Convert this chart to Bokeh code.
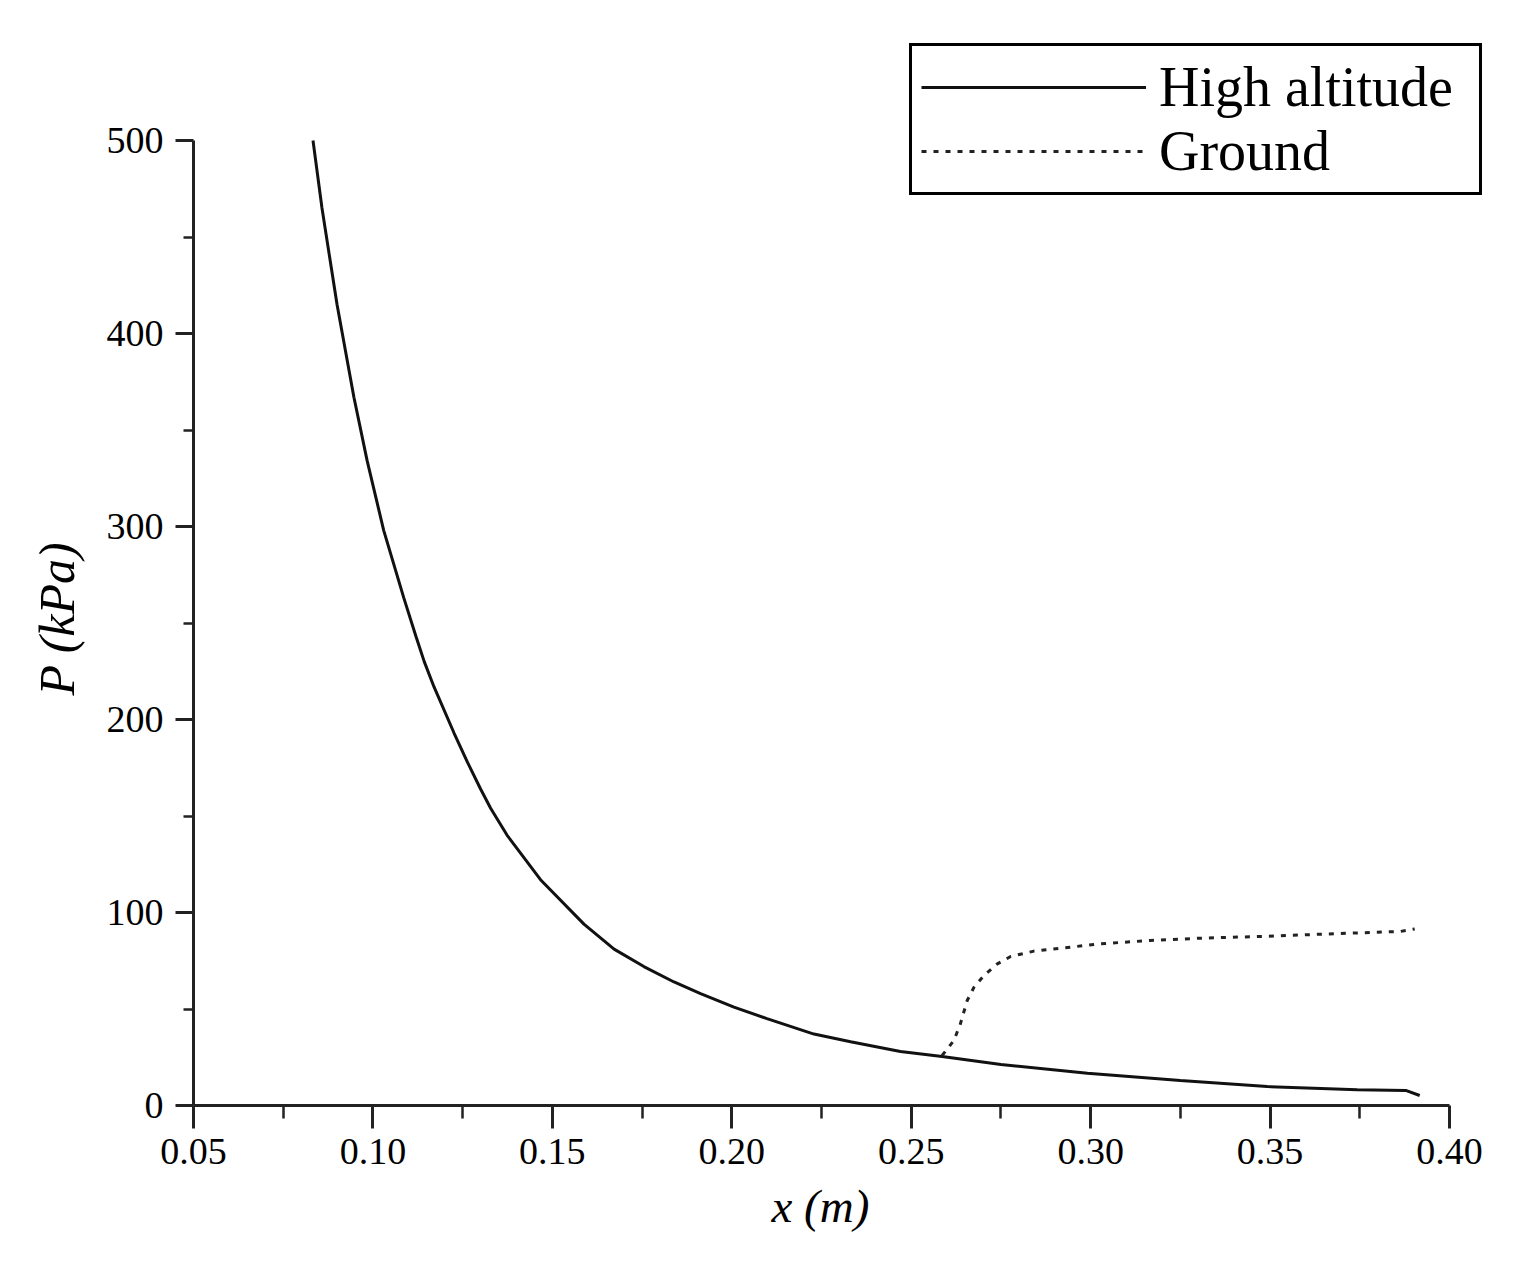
from bokeh.plotting import figure
from bokeh.models import FixedTicker, Legend, LegendItem, Range1d, Title
from bokeh.embed import file_html
from bokeh.resources import INLINE

# High altitude curve (x in m, P in kPa)
high_x = [0.0833, 0.0858, 0.0900, 0.0947, 0.0984, 0.1030, 0.1086, 0.1120, 0.1143,
          0.1170, 0.1226, 0.1263, 0.1300, 0.1328, 0.1374, 0.1467, 0.1588, 0.1672,
          0.1755, 0.1839, 0.1913, 0.2006, 0.2098, 0.2229, 0.2331, 0.2470, 0.2586,
          0.2750, 0.2991, 0.3250, 0.3492, 0.3743, 0.3878, 0.3917]
high_p = [500, 465, 415, 367, 334, 298, 263, 243, 230,
          217, 193, 178, 164, 154, 140, 117, 94, 81,
          72, 64, 58, 51, 45, 37, 33, 28, 25.4,
          21.2, 16.7, 13.0, 9.8, 8.1, 7.8, 5.2]

# Ground curve
ground_x = [0.2586, 0.2619, 0.2637, 0.2656, 0.2675, 0.2703, 0.2740, 0.2777, 0.2842,
            0.2917, 0.3028, 0.3167, 0.3306, 0.3492, 0.3678, 0.3864, 0.3903]
ground_p = [25.9, 33.7, 42.3, 54.4, 61.3, 67.4, 73.4, 77.2, 80.0,
            81.5, 83.8, 85.5, 86.7, 87.7, 89.0, 90.2, 91.5]

x_ticks = [0.05, 0.10, 0.15, 0.20, 0.25, 0.30, 0.35, 0.40]
x_minor = [0.075, 0.125, 0.175, 0.225, 0.275, 0.325, 0.375]
y_ticks = [0, 100, 200, 300, 400, 500]
y_minor = [50, 150, 250, 350, 450]
x_bounds = (0.05, 0.40)
y_bounds = (0, 500)

FONT = "Liberation Serif"

# frame extends above / right of the axes so the legend box (which sits
# partly outside the axes) is not clipped; axes are limited with bounds
AXW, AXH = 1256, 965
FW, FH = 1302, 1085
x_end = x_bounds[0] + (x_bounds[1] - x_bounds[0]) * FW / AXW
y_end = y_bounds[0] + (y_bounds[1] - y_bounds[0]) * FH / AXH

p = figure(frame_width=FW, frame_height=FH,
           min_border_left=193, min_border_top=20, min_border_right=12, min_border_bottom=145,
           x_range=Range1d(x_bounds[0], x_end), y_range=Range1d(y_bounds[0], y_end),
           output_backend="svg", toolbar_location=None)
p.outline_line_color = None
p.grid.visible = False
p.background_fill_color = "white"
p.border_fill_color = "white"

r_high = p.line(high_x, high_p, line_color="#111111", line_width=3)
r_ground = p.line(ground_x, ground_p, line_color="#222222", line_width=3, line_dash="5 7")

for ax in (p.xaxis[0], p.yaxis[0]):
    ax.axis_line_width = 3
    ax.axis_line_color = "#222222"
    ax.major_tick_line_width = 3
    ax.minor_tick_line_width = 2.5
    ax.major_tick_line_color = "#222222"
    ax.minor_tick_line_color = "#222222"
    ax.major_tick_in = 0
    ax.minor_tick_in = 0
    ax.major_label_text_font = FONT
    ax.major_label_text_font_size = "38px"
    ax.major_label_text_color = "black"

p.xaxis[0].bounds = x_bounds
p.xaxis[0].ticker = FixedTicker(ticks=x_ticks, minor_ticks=x_minor)
p.xaxis[0].major_label_overrides = {t: f"{t:.2f}" for t in x_ticks}
p.xaxis[0].major_tick_out = 23
p.xaxis[0].minor_tick_out = 13
p.xaxis[0].major_label_standoff = 10

p.yaxis[0].bounds = y_bounds
p.yaxis[0].ticker = FixedTicker(ticks=y_ticks, minor_ticks=y_minor)
p.yaxis[0].major_tick_out = 18
p.yaxis[0].minor_tick_out = 10
p.yaxis[0].major_label_standoff = 12

# axis titles, placed along the axes' extent (not the enlarged frame)
x_title = Title(text="x (m)", align="left", offset=578,
                text_font=FONT, text_font_style="italic", text_font_size="47px",
                text_color="black", standoff=23)
p.add_layout(x_title, "below")
y_title = Title(text="P (kPa)", align="left", offset=410,
                text_font=FONT, text_font_style="italic", text_font_size="50px",
                text_color="black", standoff=38)
p.add_layout(y_title, "left")

legend = Legend(items=[LegendItem(label="High altitude", renderers=[r_high]),
                       LegendItem(label="Ground", renderers=[r_ground])],
                location=(716, 910))
legend.label_text_font = FONT
legend.label_text_font_size = "56px"
legend.label_text_color = "black"
legend.glyph_width = 225
legend.glyph_height = 30
legend.label_height = 30
legend.label_width = 311
legend.label_standoff = 13
legend.padding = 9
legend.spacing = 0
legend.margin = 0
legend.border_line_color = "black"
legend.border_line_alpha = 1.0
legend.border_line_width = 3
legend.background_fill_color = "white"
legend.background_fill_alpha = 1.0
p.add_layout(legend, "center")

open("out.html", "w").write(file_html(p, INLINE))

^^^^^^^^

▶ [WHAT YOU ARE ASKED TO DO]: Copy nothing but the lines from the top of the material through the line holding "y_end = y_bounds[0]", exactly as written; omit pictures.

▶ [RESULT]:
Convert this chart to Bokeh code.
from bokeh.plotting import figure
from bokeh.models import FixedTicker, Legend, LegendItem, Range1d, Title
from bokeh.embed import file_html
from bokeh.resources import INLINE

# High altitude curve (x in m, P in kPa)
high_x = [0.0833, 0.0858, 0.0900, 0.0947, 0.0984, 0.1030, 0.1086, 0.1120, 0.1143,
          0.1170, 0.1226, 0.1263, 0.1300, 0.1328, 0.1374, 0.1467, 0.1588, 0.1672,
          0.1755, 0.1839, 0.1913, 0.2006, 0.2098, 0.2229, 0.2331, 0.2470, 0.2586,
          0.2750, 0.2991, 0.3250, 0.3492, 0.3743, 0.3878, 0.3917]
high_p = [500, 465, 415, 367, 334, 298, 263, 243, 230,
          217, 193, 178, 164, 154, 140, 117, 94, 81,
          72, 64, 58, 51, 45, 37, 33, 28, 25.4,
          21.2, 16.7, 13.0, 9.8, 8.1, 7.8, 5.2]

# Ground curve
ground_x = [0.2586, 0.2619, 0.2637, 0.2656, 0.2675, 0.2703, 0.2740, 0.2777, 0.2842,
            0.2917, 0.3028, 0.3167, 0.3306, 0.3492, 0.3678, 0.3864, 0.3903]
ground_p = [25.9, 33.7, 42.3, 54.4, 61.3, 67.4, 73.4, 77.2, 80.0,
            81.5, 83.8, 85.5, 86.7, 87.7, 89.0, 90.2, 91.5]

x_ticks = [0.05, 0.10, 0.15, 0.20, 0.25, 0.30, 0.35, 0.40]
x_minor = [0.075, 0.125, 0.175, 0.225, 0.275, 0.325, 0.375]
y_ticks = [0, 100, 200, 300, 400, 500]
y_minor = [50, 150, 250, 350, 450]
x_bounds = (0.05, 0.40)
y_bounds = (0, 500)

FONT = "Liberation Serif"

# frame extends above / right of the axes so the legend box (which sits
# partly outside the axes) is not clipped; axes are limited with bounds
AXW, AXH = 1256, 965
FW, FH = 1302, 1085
x_end = x_bounds[0] + (x_bounds[1] - x_bounds[0]) * FW / AXW
y_end = y_bounds[0] + (y_bounds[1] - y_bounds[0]) * FH / AXH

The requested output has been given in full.